Source material

____________________

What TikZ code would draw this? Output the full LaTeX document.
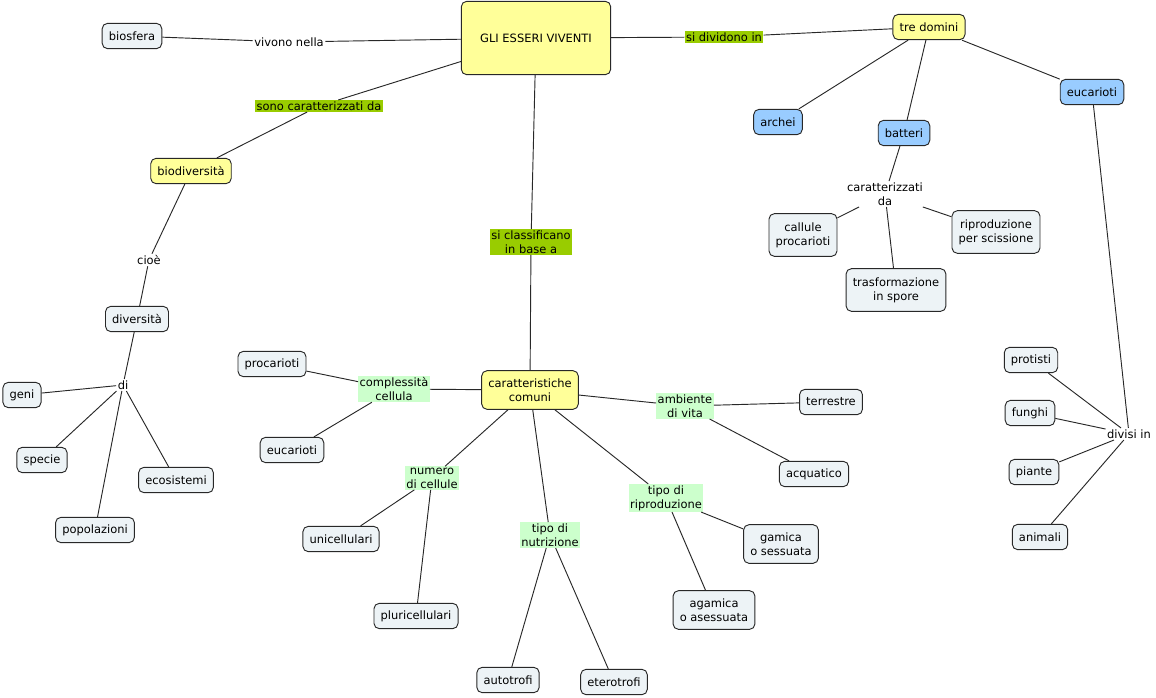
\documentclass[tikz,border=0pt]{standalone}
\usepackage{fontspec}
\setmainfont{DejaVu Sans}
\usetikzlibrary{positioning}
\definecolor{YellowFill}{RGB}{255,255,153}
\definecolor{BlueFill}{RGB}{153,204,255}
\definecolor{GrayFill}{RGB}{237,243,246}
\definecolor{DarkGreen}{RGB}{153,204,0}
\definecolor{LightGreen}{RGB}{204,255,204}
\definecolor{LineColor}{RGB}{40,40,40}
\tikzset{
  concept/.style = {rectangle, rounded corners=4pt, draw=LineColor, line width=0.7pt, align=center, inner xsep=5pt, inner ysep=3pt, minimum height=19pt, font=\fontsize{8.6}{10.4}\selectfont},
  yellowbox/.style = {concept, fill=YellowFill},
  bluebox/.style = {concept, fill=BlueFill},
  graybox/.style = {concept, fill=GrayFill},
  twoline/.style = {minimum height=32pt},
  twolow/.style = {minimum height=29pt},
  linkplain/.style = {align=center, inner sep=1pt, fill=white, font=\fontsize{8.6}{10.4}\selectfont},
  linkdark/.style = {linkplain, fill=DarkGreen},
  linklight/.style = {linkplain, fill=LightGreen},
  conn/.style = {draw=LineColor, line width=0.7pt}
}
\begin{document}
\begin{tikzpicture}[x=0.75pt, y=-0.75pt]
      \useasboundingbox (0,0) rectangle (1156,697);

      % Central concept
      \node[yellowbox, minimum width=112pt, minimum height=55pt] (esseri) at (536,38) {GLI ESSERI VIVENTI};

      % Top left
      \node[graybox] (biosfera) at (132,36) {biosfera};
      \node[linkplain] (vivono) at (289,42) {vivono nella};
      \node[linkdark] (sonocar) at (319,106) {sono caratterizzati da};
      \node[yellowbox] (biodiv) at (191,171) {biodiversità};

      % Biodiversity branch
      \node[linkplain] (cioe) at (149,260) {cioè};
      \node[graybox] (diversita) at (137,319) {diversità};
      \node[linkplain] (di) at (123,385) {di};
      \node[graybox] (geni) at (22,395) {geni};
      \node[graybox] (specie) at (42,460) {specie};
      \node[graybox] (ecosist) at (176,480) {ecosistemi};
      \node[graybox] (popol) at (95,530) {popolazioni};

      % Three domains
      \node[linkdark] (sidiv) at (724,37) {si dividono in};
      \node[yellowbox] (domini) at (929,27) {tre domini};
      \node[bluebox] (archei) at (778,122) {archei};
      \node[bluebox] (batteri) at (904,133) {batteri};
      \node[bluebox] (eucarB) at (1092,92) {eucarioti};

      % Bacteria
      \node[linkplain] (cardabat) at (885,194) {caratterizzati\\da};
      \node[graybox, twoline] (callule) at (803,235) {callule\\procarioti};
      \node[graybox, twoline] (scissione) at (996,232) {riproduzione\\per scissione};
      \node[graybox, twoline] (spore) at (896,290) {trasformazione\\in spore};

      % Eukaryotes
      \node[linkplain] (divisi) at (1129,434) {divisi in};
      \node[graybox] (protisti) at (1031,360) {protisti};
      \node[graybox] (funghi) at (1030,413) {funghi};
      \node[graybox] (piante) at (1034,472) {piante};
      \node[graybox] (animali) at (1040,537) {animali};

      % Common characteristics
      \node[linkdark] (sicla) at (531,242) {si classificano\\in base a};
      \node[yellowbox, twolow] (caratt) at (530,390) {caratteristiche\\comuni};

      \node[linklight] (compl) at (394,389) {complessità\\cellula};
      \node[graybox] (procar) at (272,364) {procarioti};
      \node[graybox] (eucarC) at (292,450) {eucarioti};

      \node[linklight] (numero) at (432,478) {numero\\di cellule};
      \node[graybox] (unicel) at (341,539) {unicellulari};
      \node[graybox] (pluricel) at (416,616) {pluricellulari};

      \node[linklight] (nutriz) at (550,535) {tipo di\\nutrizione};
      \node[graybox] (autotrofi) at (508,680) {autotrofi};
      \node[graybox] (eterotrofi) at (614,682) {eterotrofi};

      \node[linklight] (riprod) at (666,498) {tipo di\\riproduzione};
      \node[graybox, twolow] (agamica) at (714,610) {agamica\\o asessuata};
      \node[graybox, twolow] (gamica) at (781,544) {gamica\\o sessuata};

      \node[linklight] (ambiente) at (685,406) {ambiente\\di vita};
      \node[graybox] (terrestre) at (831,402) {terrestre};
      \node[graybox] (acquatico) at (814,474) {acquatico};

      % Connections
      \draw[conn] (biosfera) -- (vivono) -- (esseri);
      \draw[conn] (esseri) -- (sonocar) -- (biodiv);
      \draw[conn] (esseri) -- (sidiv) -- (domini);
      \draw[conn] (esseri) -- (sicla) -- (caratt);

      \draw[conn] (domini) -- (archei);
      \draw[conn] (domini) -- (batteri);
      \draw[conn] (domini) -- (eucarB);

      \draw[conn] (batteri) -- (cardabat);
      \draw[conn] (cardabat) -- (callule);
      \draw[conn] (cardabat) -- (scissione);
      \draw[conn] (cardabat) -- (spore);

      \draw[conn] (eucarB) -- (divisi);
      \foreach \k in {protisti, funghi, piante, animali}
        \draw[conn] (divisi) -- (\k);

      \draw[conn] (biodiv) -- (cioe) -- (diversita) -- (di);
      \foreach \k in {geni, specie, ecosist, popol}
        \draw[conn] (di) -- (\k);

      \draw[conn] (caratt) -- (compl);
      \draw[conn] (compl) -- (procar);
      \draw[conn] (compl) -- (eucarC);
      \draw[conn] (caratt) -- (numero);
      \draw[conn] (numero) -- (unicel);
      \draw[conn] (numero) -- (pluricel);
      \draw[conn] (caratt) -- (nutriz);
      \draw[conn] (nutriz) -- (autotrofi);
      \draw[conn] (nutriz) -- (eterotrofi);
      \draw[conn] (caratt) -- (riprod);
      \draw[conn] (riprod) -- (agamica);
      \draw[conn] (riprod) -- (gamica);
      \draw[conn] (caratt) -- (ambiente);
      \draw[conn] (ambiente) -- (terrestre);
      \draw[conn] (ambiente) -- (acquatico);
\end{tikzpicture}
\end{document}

____________________

What to do
Drop the images and repeat the data exactly.

Output for this exercise
What TikZ code would draw this? Output the full LaTeX document.
\documentclass[tikz,border=0pt]{standalone}
\usepackage{fontspec}
\setmainfont{DejaVu Sans}
\usetikzlibrary{positioning}
\definecolor{YellowFill}{RGB}{255,255,153}
\definecolor{BlueFill}{RGB}{153,204,255}
\definecolor{GrayFill}{RGB}{237,243,246}
\definecolor{DarkGreen}{RGB}{153,204,0}
\definecolor{LightGreen}{RGB}{204,255,204}
\definecolor{LineColor}{RGB}{40,40,40}
\tikzset{
  concept/.style = {rectangle, rounded corners=4pt, draw=LineColor, line width=0.7pt, align=center, inner xsep=5pt, inner ysep=3pt, minimum height=19pt, font=\fontsize{8.6}{10.4}\selectfont},
  yellowbox/.style = {concept, fill=YellowFill},
  bluebox/.style = {concept, fill=BlueFill},
  graybox/.style = {concept, fill=GrayFill},
  twoline/.style = {minimum height=32pt},
  twolow/.style = {minimum height=29pt},
  linkplain/.style = {align=center, inner sep=1pt, fill=white, font=\fontsize{8.6}{10.4}\selectfont},
  linkdark/.style = {linkplain, fill=DarkGreen},
  linklight/.style = {linkplain, fill=LightGreen},
  conn/.style = {draw=LineColor, line width=0.7pt}
}
\begin{document}
\begin{tikzpicture}[x=0.75pt, y=-0.75pt]
      \useasboundingbox (0,0) rectangle (1156,697);

      % Central concept
      \node[yellowbox, minimum width=112pt, minimum height=55pt] (esseri) at (536,38) {GLI ESSERI VIVENTI};

      % Top left
      \node[graybox] (biosfera) at (132,36) {biosfera};
      \node[linkplain] (vivono) at (289,42) {vivono nella};
      \node[linkdark] (sonocar) at (319,106) {sono caratterizzati da};
      \node[yellowbox] (biodiv) at (191,171) {biodiversità};

      % Biodiversity branch
      \node[linkplain] (cioe) at (149,260) {cioè};
      \node[graybox] (diversita) at (137,319) {diversità};
      \node[linkplain] (di) at (123,385) {di};
      \node[graybox] (geni) at (22,395) {geni};
      \node[graybox] (specie) at (42,460) {specie};
      \node[graybox] (ecosist) at (176,480) {ecosistemi};
      \node[graybox] (popol) at (95,530) {popolazioni};

      % Three domains
      \node[linkdark] (sidiv) at (724,37) {si dividono in};
      \node[yellowbox] (domini) at (929,27) {tre domini};
      \node[bluebox] (archei) at (778,122) {archei};
      \node[bluebox] (batteri) at (904,133) {batteri};
      \node[bluebox] (eucarB) at (1092,92) {eucarioti};

      % Bacteria
      \node[linkplain] (cardabat) at (885,194) {caratterizzati\\da};
      \node[graybox, twoline] (callule) at (803,235) {callule\\procarioti};
      \node[graybox, twoline] (scissione) at (996,232) {riproduzione\\per scissione};
      \node[graybox, twoline] (spore) at (896,290) {trasformazione\\in spore};

      % Eukaryotes
      \node[linkplain] (divisi) at (1129,434) {divisi in};
      \node[graybox] (protisti) at (1031,360) {protisti};
      \node[graybox] (funghi) at (1030,413) {funghi};
      \node[graybox] (piante) at (1034,472) {piante};
      \node[graybox] (animali) at (1040,537) {animali};

      % Common characteristics
      \node[linkdark] (sicla) at (531,242) {si classificano\\in base a};
      \node[yellowbox, twolow] (caratt) at (530,390) {caratteristiche\\comuni};

      \node[linklight] (compl) at (394,389) {complessità\\cellula};
      \node[graybox] (procar) at (272,364) {procarioti};
      \node[graybox] (eucarC) at (292,450) {eucarioti};

      \node[linklight] (numero) at (432,478) {numero\\di cellule};
      \node[graybox] (unicel) at (341,539) {unicellulari};
      \node[graybox] (pluricel) at (416,616) {pluricellulari};

      \node[linklight] (nutriz) at (550,535) {tipo di\\nutrizione};
      \node[graybox] (autotrofi) at (508,680) {autotrofi};
      \node[graybox] (eterotrofi) at (614,682) {eterotrofi};

      \node[linklight] (riprod) at (666,498) {tipo di\\riproduzione};
      \node[graybox, twolow] (agamica) at (714,610) {agamica\\o asessuata};
      \node[graybox, twolow] (gamica) at (781,544) {gamica\\o sessuata};

      \node[linklight] (ambiente) at (685,406) {ambiente\\di vita};
      \node[graybox] (terrestre) at (831,402) {terrestre};
      \node[graybox] (acquatico) at (814,474) {acquatico};

      % Connections
      \draw[conn] (biosfera) -- (vivono) -- (esseri);
      \draw[conn] (esseri) -- (sonocar) -- (biodiv);
      \draw[conn] (esseri) -- (sidiv) -- (domini);
      \draw[conn] (esseri) -- (sicla) -- (caratt);

      \draw[conn] (domini) -- (archei);
      \draw[conn] (domini) -- (batteri);
      \draw[conn] (domini) -- (eucarB);

      \draw[conn] (batteri) -- (cardabat);
      \draw[conn] (cardabat) -- (callule);
      \draw[conn] (cardabat) -- (scissione);
      \draw[conn] (cardabat) -- (spore);

      \draw[conn] (eucarB) -- (divisi);
      \foreach \k in {protisti, funghi, piante, animali}
        \draw[conn] (divisi) -- (\k);

      \draw[conn] (biodiv) -- (cioe) -- (diversita) -- (di);
      \foreach \k in {geni, specie, ecosist, popol}
        \draw[conn] (di) -- (\k);

      \draw[conn] (caratt) -- (compl);
      \draw[conn] (compl) -- (procar);
      \draw[conn] (compl) -- (eucarC);
      \draw[conn] (caratt) -- (numero);
      \draw[conn] (numero) -- (unicel);
      \draw[conn] (numero) -- (pluricel);
      \draw[conn] (caratt) -- (nutriz);
      \draw[conn] (nutriz) -- (autotrofi);
      \draw[conn] (nutriz) -- (eterotrofi);
      \draw[conn] (caratt) -- (riprod);
      \draw[conn] (riprod) -- (agamica);
      \draw[conn] (riprod) -- (gamica);
      \draw[conn] (caratt) -- (ambiente);
      \draw[conn] (ambiente) -- (terrestre);
      \draw[conn] (ambiente) -- (acquatico);
\end{tikzpicture}
\end{document}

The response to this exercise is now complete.